▸ **Given request**
Nothing outside the lines from the one containing "What React, TypeScript" down to the one containing "import * as" belongs in the copy; print that span exactly, both ends included, with pictures removed.

....................

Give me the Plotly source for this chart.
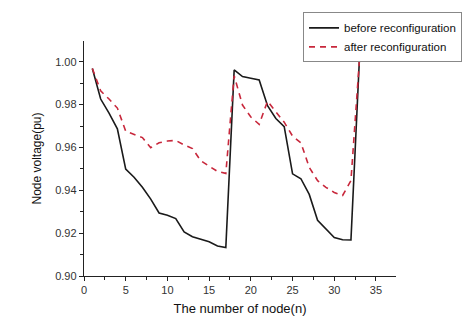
import plotly.graph_objects as go

# Node numbers of the 33-bus feeder
nodes = list(range(1, 34))

# Node voltage (pu) before reconfiguration
before_reconfig = [
    0.9969, 0.9826, 0.9760, 0.9687, 0.9499, 0.9461, 0.9414, 0.9359, 0.9294,
    0.9284, 0.9268, 0.9206, 0.9183, 0.9171, 0.9160, 0.9140, 0.9133,
    0.9962, 0.9931, 0.9923, 0.9915, 0.9795, 0.9735, 0.9697, 0.9477, 0.9454,
    0.9381, 0.9260, 0.9220, 0.9180, 0.9169, 0.9168, 1.0000,
]

# Node voltage (pu) after reconfiguration
after_reconfig = [
    0.9969, 0.9864, 0.9826, 0.9784, 0.9676, 0.9661, 0.9646, 0.9599, 0.9622,
    0.9630, 0.9633, 0.9612, 0.9595, 0.9538, 0.9515, 0.9488, 0.9479,
    0.9935, 0.9798, 0.9742, 0.9708, 0.9816, 0.9766, 0.9718, 0.9653, 0.9622,
    0.9507, 0.9445, 0.9414, 0.9390, 0.9376, 0.9445, 1.0000,
]

y_ticks = [0.90, 0.92, 0.94, 0.96, 0.98, 1.00]
x_ticks = [0, 5, 10, 15, 20, 25, 30, 35]

font_family = "Liberation Sans, Arial, sans-serif"

fig = go.Figure()
fig.add_trace(go.Scatter(
    x=nodes, y=before_reconfig, mode="lines", name="before reconfiguration",
    line=dict(color="#1a1a1a", width=1.6),
))
fig.add_trace(go.Scatter(
    x=nodes, y=after_reconfig, mode="lines", name="after reconfiguration",
    line=dict(color="#c8283c", width=1.6, dash="6px,5px"),
))

axis_common = dict(
    showgrid=False, zeroline=False, showline=True, linecolor="#222", linewidth=1.4,
    ticks="outside", ticklen=4, tickwidth=1.2, tickcolor="#222",
    tickfont=dict(family=font_family, size=11, color="#333"),
    mirror=False,
)

fig.update_xaxes(
    range=[0, 37.4], tickvals=x_ticks, ticktext=[str(v) for v in x_ticks],
    minor=dict(dtick=2.5, tick0=0, ticks="outside", ticklen=3, tickcolor="#222"),
    title=dict(text="The number of node(n)", font=dict(family=font_family, size=13, color="#111"),
               standoff=8),
    **axis_common,
)
fig.update_yaxes(
    range=[0.90, 1.0097], tickvals=y_ticks, ticktext=[f"{v:.2f}" for v in y_ticks],
    minor=dict(dtick=0.01, tick0=0.90, ticks="outside", ticklen=3, tickcolor="#222"),
    title=dict(text="Node voltage(pu)", font=dict(family=font_family, size=12, color="#111"),
               standoff=10),
    **axis_common,
)

fig.update_layout(
    width=474, height=331,
    margin=dict(l=84, r=67, t=39, b=55),
    paper_bgcolor="white", plot_bgcolor="white",
    legend=dict(
        x=0.702, y=1.122, xanchor="left", yanchor="top",
        bordercolor="#888", borderwidth=1, bgcolor="white",
        font=dict(family=font_family, size=11.5, color="#111"),
        tracegroupgap=0, itemwidth=30,
    ),
    showlegend=True,
)

fig.write_html("out.html")
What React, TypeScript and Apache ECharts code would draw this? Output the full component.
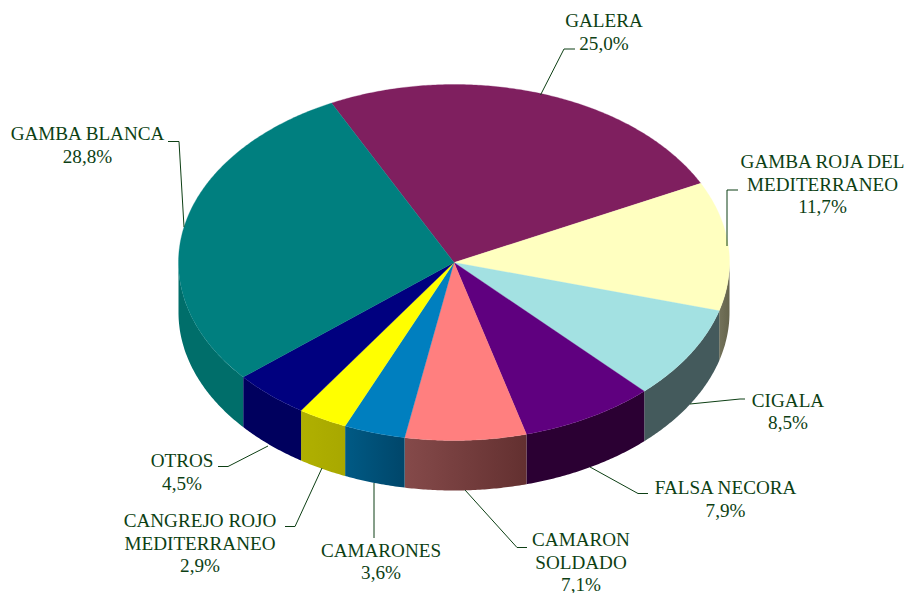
import React, { useEffect, useRef } from "react";
import * as echarts from "echarts";

const CATEGORIES = [
  "GALERA",
  "GAMBA ROJA DEL\nMEDITERRANEO",
  "CIGALA",
  "FALSA NECORA",
  "CAMARON\nSOLDADO",
  "CAMARONES",
  "CANGREJO ROJO\nMEDITERRANEO",
  "OTROS",
  "GAMBA BLANCA",
];
const VALUES = [25.0, 11.7, 8.5, 7.9, 7.1, 3.6, 2.9, 4.5, 28.8];

const TOP_COLORS = ["#7F1F5F", "#FFFFC0", "#A3E1E2", "#5F007F", "#FF7F7F", "#007FBF", "#FFFF00", "#00007F", "#007F7F"];
const SIDE_LEFT = ["#4A1238", "#73725A", "#445A5C", "#2B0033", "#854A4A", "#005A85", "#B0B000", "#00005E", "#006E6A"];
const SIDE_RIGHT = ["#4A1238", "#65644C", "#445A5C", "#2B0033", "#633030", "#00466A", "#A8A800", "#00005E", "#006E6A"];

// label anchors: [centre x, centre y of first line]
const LABEL_POS = [
  [604, 21], [822.5, 162], [788, 400.5], [725.5, 488], [581, 540],
  [381, 550.5], [200, 521], [182, 461], [87.5, 134],
];
const LEADERS = [
  [[575, 49], [564, 49], [540.5, 95]],
  [[738, 190], [727, 190], [727, 246]],
  [[745, 399], [740, 399], [690, 404]],
  [[648, 493.5], [638, 493.5], [590, 467]],
  [[527, 547.5], [517, 547.5], [465, 490]],
  [[374, 538], [374, 483]],
  [[285, 526.5], [295, 526.5], [322, 468]],
  [[218, 466.5], [228, 466.5], [268, 446]],
  [[168, 141.5], [179, 141.5], [184, 227]],
];

const CX = 454;
const CY = 262.5;
const RX = 275.5;
const RY = 178;
const DEPTH = 50;
const START_DEG = 333.6;
const TEXT_COLOR = "#0D3F14";
const FONT = '19.15px "Liberation Serif"';
const LINE_H = 22.4;

const TOTAL = VALUES.reduce((a, b) => a + b, 0);
const startOf = (i: number) => START_DEG + (VALUES.slice(0, i).reduce((a, b) => a + b, 0) / TOTAL) * 360;
const pt = (deg: number, dy = 0): number[] => {
  const r = (deg * Math.PI) / 180;
  return [CX + RX * Math.sin(r), CY - RY * Math.cos(r) + dy];
};
const arc = (a: number, b: number, dy = 0) => {
  const out: number[][] = [];
  const n = Math.max(2, Math.ceil((b - a) / 0.5));
  for (let k = 0; k <= n; k++) out.push(pt(a + ((b - a) * k) / n, dy));
  return out;
};

// the visible wall is the part of the rim between 90 and 270 degrees
const wallRange = (a: number, b: number): number[] | null => {
  for (const off of [0, 360, -360]) {
    const s = Math.max(a, 90 + off);
    const e = Math.min(b, 270 + off);
    if (e > s) return [s, e];
  }
  return null;
};

const renderSide = (p: any, api: any) => {
  const i = p.dataIndex;
  const a = startOf(i);
  const b = a + (api.value(0) / TOTAL) * 360;
  const range = wallRange(a, b);
  if (!range) return { type: "group", children: [] };
  const top = arc(range[0], range[1]);
  const bottom = arc(range[0], range[1], DEPTH).reverse();
  return {
    type: "polygon",
    shape: { points: top.concat(bottom) },
    style: {
      fill: new echarts.graphic.LinearGradient(0, 0, 1, 0, [
        { offset: 0, color: SIDE_LEFT[i] },
        { offset: 1, color: SIDE_RIGHT[i] },
      ]),
    },
  };
};

const renderTop = (p: any, api: any) => {
  const i = p.dataIndex;
  const a = startOf(i);
  const b = a + (api.value(0) / TOTAL) * 360;
  return {
    type: "polygon",
    shape: { points: [[CX, CY]].concat(arc(a, b)) },
    style: { fill: TOP_COLORS[i], stroke: TOP_COLORS[i], lineWidth: 0.3 },
  };
};

const percent = (v: number) => v.toFixed(1).replace(".", ",") + "%";

export default function App() {
  const ref = useRef<HTMLDivElement>(null);
  useEffect(() => {
    const chart = echarts.init(ref.current!, null, { renderer: "svg" });
    const data = VALUES.map((v, i) => ({ name: CATEGORIES[i], value: v }));
    chart.setOption({
      animation: false,
      backgroundColor: "#ffffff",
      series: [
        { type: "custom", coordinateSystem: "none", renderItem: renderSide, data, z: 1, silent: true },
        { type: "custom", coordinateSystem: "none", renderItem: renderTop, data, z: 2, silent: true },
      ],
      graphic: {
        elements: [
          ...LEADERS.map((points) => ({
            type: "polyline",
            z: 5,
            shape: { points },
            style: { stroke: TEXT_COLOR, lineWidth: 1, fill: "none" },
          })),
          ...CATEGORIES.map((name, i) => ({
            type: "text",
            z: 6,
            x: LABEL_POS[i][0],
            y: LABEL_POS[i][1] - LINE_H / 2,
            style: {
              text: name + "\n" + percent(VALUES[i]),
              font: FONT,
              fill: TEXT_COLOR,
              lineHeight: LINE_H,
              align: "center",
              verticalAlign: "top",
            },
          })),
        ],
      },
    });
    return () => chart.dispose();
  }, []);
  return <div ref={ref} style={{ position: "absolute", left: 0, top: 0, width: 909, height: 593 }} />;
}
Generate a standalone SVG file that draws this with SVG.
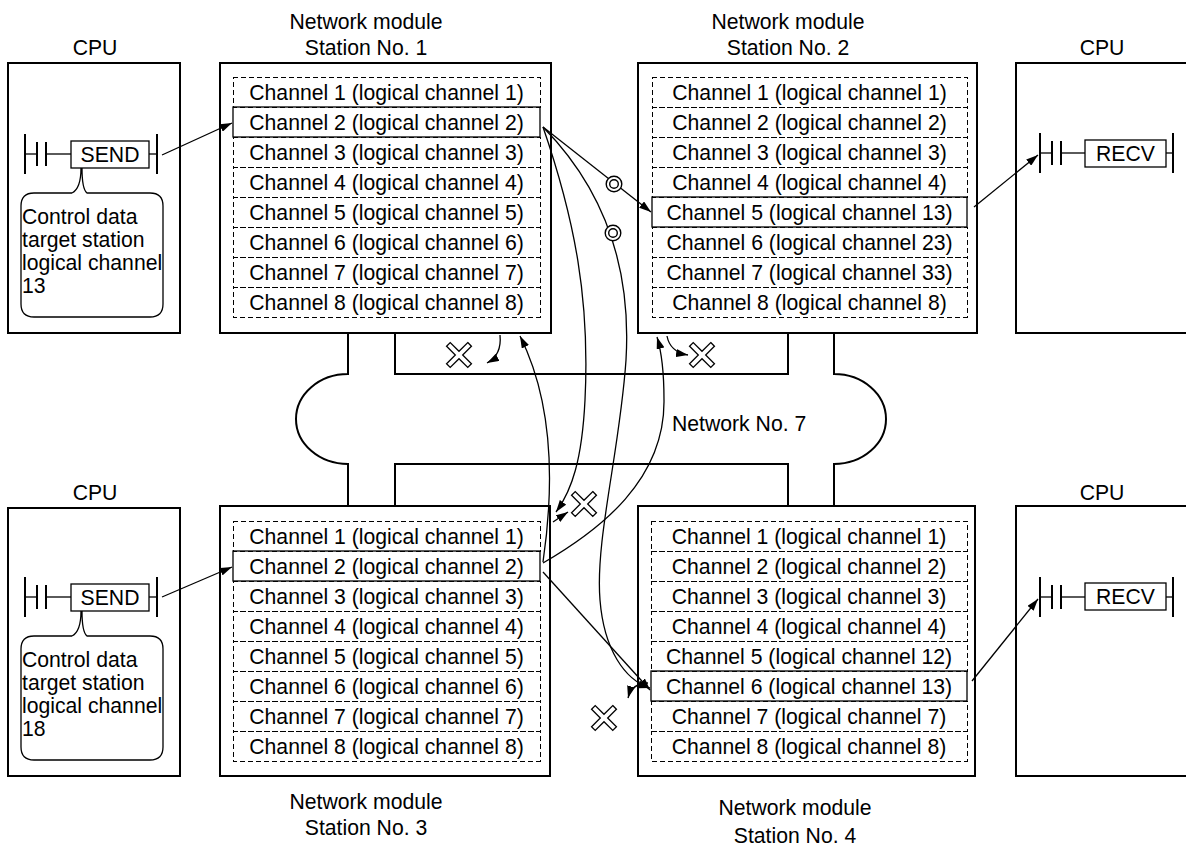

....................

▸ **Task output**
What React, TypeScript and Apache ECharts code would draw this? Output the full component.
import React, { useEffect, useRef } from "react";
import * as echarts from "echarts";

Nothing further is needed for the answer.